Re: [PATCH] sched: Move task_mm_cid_work to mm delayed work

Gabriele Monaco <gmonaco@xxxxxxxxxx> · Wed, 11 Dec 2024 13:27:22 +0100

On Mon, 2024-12-09 at 10:48 -0500, Mathieu Desnoyers wrote:
> On 2024-12-09 10:33, Mathieu Desnoyers wrote:
> > A small tweak on your proposed approach: in phase 1, get each
> > thread
> > to publish which mm_cid they observe, and select one thread which
> > has observed mm_cid > 1 (possibly the largest mm_cid) as the thread
> > that will keep running in phase 2 (in addition to the main thread).
> > 
> > All threads other than the main thread and that selected thread
> > exit
> > and are joined before phase 2.
> > 
> > So you end up in phase 2 with:
> > 
> > - main (observed any mm_cid)
> > - selected thread (observed mm_cid > 1, possibly largest)
> > 
> > Then after a while, the selected thread should observe a
> > mm_cid <= 1.
> > 
> > This test should be skipped if there are less than 3 CPUs in
> > allowed cpumask (sched_getaffinity).
> 
> Even better:
> 
> For a sched_getaffinity with N cpus:
> 
> - If N == 1 -> skip (we cannot validate anything)
> 
> Phase 1: create N - 1 pthreads, each pinned to a CPU. main thread
> also pinned to a cpu.
> 
> Publish the mm_cids observed by each thread, including main thread.
> 
> Select a new leader for phase 2: a thread which has observed nonzero
> mm_cid. Each other thread including possibly main thread issue
> pthread_exit, and the new leader does pthread join on each other.
> 
> Then check that the new leader eventually observe mm_cid == 0.
> 
> And it works with an allowed cpu mask that has only 2 cpus.

Sounds even neater, thanks for the tips, I'll try this last one out!

Coming back to the implementation, I have been trying to validate my
approach with this test, wrapped my head around it, and found out that
the test can't actually pass on the latest upstream.

When an mm_cid is lazy dropped to compact the mask, it is again re-
assigned while switching in.
The  the change introduced in "sched: Improve cache locality of RSEQ
concurrency IDs for intermittent workloads" adds a recent_cid and it
seems that is never unset during the test (nothing migrates).
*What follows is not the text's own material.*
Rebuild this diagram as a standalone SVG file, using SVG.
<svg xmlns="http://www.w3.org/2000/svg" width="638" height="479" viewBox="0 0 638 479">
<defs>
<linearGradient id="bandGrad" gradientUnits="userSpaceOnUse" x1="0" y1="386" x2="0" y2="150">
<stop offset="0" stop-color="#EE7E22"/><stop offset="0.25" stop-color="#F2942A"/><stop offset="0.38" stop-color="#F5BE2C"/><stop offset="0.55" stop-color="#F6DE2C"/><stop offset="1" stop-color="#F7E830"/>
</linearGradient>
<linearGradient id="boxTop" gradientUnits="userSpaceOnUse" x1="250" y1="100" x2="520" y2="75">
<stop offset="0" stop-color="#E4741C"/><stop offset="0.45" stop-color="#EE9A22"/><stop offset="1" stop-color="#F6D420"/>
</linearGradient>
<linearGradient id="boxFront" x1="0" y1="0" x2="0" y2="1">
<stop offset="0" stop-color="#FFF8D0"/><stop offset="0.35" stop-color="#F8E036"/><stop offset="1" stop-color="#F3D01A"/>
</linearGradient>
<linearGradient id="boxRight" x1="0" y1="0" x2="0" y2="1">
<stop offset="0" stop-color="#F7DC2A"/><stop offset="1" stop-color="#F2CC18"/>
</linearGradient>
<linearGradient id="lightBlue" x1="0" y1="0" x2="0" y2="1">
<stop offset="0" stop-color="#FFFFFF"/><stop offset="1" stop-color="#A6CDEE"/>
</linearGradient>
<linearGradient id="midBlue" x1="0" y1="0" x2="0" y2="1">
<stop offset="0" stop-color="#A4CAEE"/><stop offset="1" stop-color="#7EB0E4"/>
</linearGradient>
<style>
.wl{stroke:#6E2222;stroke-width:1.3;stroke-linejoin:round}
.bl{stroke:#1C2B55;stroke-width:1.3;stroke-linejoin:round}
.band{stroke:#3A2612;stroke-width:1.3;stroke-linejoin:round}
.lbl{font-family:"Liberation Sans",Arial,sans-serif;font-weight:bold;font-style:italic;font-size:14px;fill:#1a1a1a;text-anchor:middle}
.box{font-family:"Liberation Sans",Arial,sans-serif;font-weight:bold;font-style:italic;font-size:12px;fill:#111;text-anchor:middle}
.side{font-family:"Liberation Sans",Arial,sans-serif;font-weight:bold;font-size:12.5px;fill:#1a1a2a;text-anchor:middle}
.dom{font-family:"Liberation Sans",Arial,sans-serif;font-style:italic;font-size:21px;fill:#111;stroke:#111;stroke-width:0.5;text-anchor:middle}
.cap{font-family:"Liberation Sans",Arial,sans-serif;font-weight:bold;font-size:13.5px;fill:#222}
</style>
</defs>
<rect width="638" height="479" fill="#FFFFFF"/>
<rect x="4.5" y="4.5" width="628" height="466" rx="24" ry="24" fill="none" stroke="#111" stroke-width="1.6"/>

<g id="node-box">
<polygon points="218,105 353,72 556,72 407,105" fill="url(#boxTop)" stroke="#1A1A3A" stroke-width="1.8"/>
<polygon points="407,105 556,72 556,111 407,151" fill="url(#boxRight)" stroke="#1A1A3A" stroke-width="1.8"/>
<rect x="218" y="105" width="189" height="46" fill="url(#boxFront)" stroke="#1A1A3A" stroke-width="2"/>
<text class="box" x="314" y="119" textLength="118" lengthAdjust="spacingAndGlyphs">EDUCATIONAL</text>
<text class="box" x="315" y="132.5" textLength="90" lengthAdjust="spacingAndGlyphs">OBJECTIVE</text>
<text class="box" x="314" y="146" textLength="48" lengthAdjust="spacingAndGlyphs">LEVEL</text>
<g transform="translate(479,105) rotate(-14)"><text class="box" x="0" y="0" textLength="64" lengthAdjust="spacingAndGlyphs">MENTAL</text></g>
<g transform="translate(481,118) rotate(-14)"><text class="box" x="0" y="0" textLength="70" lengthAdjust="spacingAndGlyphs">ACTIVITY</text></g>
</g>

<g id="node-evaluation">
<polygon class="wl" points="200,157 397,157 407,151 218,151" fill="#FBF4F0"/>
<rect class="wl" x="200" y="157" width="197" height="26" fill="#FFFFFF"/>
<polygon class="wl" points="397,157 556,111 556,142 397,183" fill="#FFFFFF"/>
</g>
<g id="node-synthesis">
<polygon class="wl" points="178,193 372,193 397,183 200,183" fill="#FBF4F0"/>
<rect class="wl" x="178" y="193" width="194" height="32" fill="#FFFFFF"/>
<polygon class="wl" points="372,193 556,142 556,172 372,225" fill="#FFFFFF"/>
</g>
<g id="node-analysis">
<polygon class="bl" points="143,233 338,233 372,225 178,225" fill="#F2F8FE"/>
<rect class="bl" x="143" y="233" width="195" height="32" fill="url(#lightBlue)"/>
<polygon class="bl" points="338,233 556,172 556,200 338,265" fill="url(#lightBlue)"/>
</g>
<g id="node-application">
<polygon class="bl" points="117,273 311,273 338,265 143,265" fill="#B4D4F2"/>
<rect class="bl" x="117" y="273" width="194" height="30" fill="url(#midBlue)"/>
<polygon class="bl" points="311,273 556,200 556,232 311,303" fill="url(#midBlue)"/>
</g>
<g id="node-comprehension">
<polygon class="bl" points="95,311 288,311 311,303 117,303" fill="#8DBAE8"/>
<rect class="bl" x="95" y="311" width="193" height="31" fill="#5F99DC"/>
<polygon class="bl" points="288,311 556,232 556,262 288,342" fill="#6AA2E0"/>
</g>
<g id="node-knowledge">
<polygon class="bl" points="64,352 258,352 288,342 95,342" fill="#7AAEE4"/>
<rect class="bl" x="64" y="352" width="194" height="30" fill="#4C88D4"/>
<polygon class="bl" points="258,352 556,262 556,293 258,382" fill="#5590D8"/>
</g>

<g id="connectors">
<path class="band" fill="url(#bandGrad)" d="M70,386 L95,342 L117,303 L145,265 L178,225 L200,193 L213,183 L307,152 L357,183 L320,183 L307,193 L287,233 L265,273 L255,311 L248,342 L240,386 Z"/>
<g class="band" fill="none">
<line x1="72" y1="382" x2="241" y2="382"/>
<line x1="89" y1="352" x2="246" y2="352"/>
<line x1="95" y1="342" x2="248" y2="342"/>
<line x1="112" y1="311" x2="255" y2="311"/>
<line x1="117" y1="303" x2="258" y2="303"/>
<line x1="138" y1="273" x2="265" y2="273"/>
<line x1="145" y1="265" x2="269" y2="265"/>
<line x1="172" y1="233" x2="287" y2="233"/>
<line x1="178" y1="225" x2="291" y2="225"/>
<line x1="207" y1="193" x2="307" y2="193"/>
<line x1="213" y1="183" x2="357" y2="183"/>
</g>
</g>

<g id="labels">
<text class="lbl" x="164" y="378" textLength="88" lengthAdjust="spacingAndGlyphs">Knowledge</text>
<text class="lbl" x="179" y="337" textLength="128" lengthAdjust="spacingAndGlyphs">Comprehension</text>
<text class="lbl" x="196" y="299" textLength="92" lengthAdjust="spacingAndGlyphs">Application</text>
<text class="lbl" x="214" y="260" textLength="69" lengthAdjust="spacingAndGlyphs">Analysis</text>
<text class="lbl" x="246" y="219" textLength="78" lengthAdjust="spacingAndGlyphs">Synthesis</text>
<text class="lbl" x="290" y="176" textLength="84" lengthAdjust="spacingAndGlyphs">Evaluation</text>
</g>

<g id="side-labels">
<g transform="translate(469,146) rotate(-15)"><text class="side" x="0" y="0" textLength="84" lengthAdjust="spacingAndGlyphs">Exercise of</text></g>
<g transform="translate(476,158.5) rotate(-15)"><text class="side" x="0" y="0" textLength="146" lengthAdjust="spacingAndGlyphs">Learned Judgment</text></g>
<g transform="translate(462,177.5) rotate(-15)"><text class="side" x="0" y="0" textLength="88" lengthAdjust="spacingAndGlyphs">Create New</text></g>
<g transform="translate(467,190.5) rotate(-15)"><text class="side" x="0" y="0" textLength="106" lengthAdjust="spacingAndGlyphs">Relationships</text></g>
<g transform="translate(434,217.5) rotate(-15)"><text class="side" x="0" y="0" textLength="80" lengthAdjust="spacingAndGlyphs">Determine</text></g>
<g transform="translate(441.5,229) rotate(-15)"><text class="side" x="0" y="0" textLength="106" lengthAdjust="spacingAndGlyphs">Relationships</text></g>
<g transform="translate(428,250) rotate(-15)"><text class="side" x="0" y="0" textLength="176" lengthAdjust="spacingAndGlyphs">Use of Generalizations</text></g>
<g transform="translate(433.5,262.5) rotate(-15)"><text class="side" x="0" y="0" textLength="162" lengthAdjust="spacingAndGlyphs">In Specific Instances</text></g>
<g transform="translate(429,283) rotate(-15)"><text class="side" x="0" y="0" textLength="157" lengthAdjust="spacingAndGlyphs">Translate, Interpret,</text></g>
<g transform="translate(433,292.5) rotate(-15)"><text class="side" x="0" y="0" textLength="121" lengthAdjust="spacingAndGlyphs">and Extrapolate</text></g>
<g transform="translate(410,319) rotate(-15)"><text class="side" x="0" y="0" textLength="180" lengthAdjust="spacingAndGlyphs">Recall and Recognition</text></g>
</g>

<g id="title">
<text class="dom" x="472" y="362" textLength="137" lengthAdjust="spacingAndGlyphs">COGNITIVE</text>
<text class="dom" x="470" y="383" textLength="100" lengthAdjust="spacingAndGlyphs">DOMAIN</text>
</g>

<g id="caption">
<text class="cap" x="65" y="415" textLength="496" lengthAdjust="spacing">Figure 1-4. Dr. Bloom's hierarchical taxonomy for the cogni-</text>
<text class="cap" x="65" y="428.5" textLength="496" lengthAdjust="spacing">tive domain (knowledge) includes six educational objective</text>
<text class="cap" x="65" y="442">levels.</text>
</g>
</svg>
Now, I'm still running my first version of the test, so I have a thread
running on CPU0 with mm_cid=0 and another running on CPU127 with
mm_cid, say, 127 (weight=2).
In practice, the test is expecting 127 to be dropped (>2) but this is
not the case since 127 could exhibit better cache locality, so it is
selected on the next round.

Here's where I'm in doubt, is a compact map more desirable than reusing
the same mm_cids for cache locality?
If not, should we perhaps ignore the recent_cid if it's larger than the
map weight?
It seems the only way the recent_cid is unset is with migrations, but
I'm not sure if forcing one would make the test vain as the cid could
be dropped outside of task_mm_cid_work.

What do you think?

Thanks,
Gabriele